The Bucs have made the state finals in girls’ hoops three times in the last five seasons while capturing four of the past five state titles in Division II girls’ soccer.

Odds & ends

•Dover High offensive lineman Bradly Anyanwu announced on Twitter this week that he’s verbally accepted a scholarship from Delaware. The 6-foot-2, 290-pound guard will be a senior for the Senators this fall.

He joins teammate quarterback/defensive back Jordan Magee who committed to Temple in the spring.

•Caesar Rodney, Lake Forest, Sussex Tech and Woodbridge High were among 17 schools statewide which were presented with the DIAA’s Dale Farmer Sportsmanship Award.

Schools receive the award by meeting 10 standards designed to “measure the school community’s commitment to the educational nature of interscholastic athletics.”

•Caden Dickerson (Seaford), Jack Faust (Sussex Academy) and Grace Sekcinski (Milford) were part of a group of six Delaware high school students who attended the NFHS Student Leadership Summit in Indianapolis last week.

The three students will also join 25 other students at the DIAA Student Leadership Conference, which will be held in Lewes from August 3-5.

•The Delaware football team opens preseason camp on Wednesday with a 2:15 p.m. session. The Blue Hens start the season on Aug. 30 by hosting Rhode Island.

•The new version of the Philadelphia 76ers’ G League Delaware team — the Delaware Blue Coats have scheduled three open tryouts. The sessions are slated for Sept. 1 (Hockessin PAL); Sept. 8 (McGonigle Hall, Temple University); and Sept. 15 (Bollman Center, Albright College).

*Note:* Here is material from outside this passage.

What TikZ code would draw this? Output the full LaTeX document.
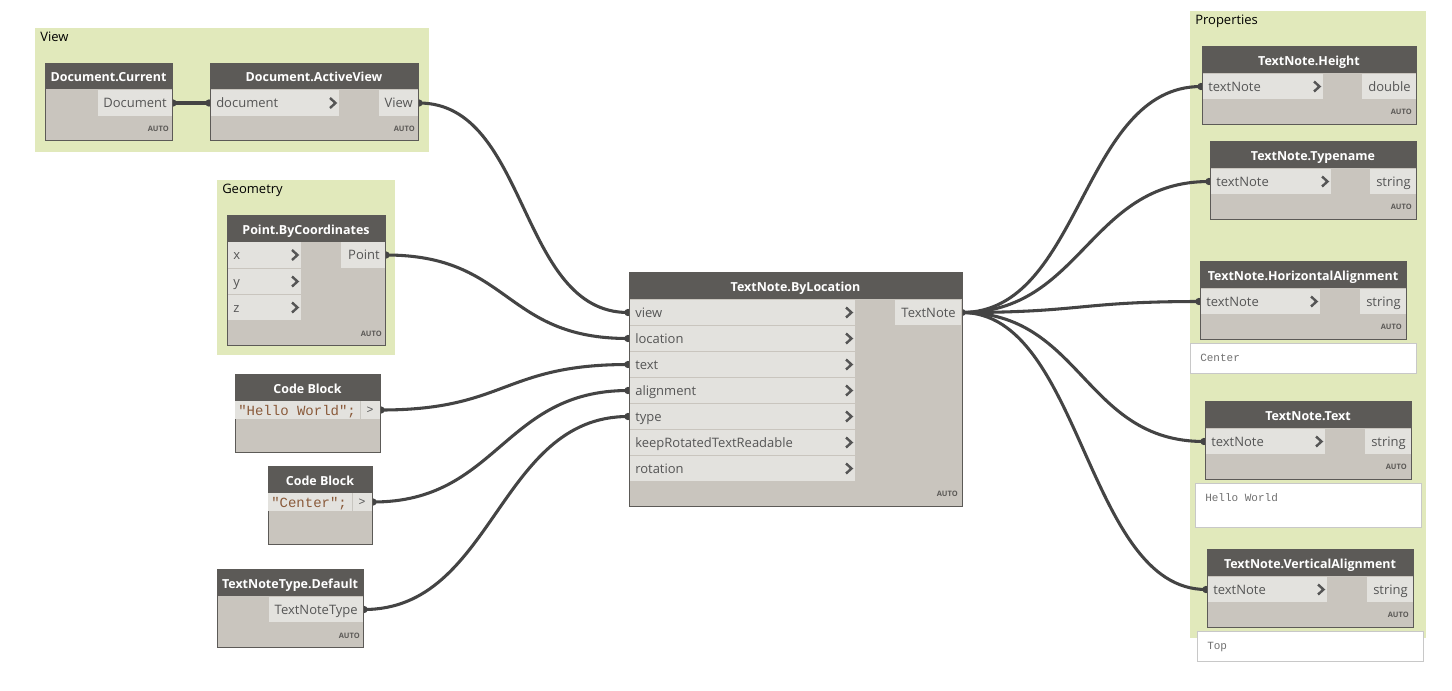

Online registration is available at

•Special Olympics Delaware is hosting two sessions of its annual summer camp on Aug. 4-6 and Aug. 12-14 at Camp Barnes in Frankford. Approximately 110 Special Olympics Delaware athletes and 70 volunteer counselors are scheduled to attend.

•While Delaware State hired its new men’s basketball coach this week — UMBC assistant Eric Skeeters — the school still needs to bring in a women’s basketball coach. Like the men’s job, the Hornet women’s coaching job opened up on Feb. 22.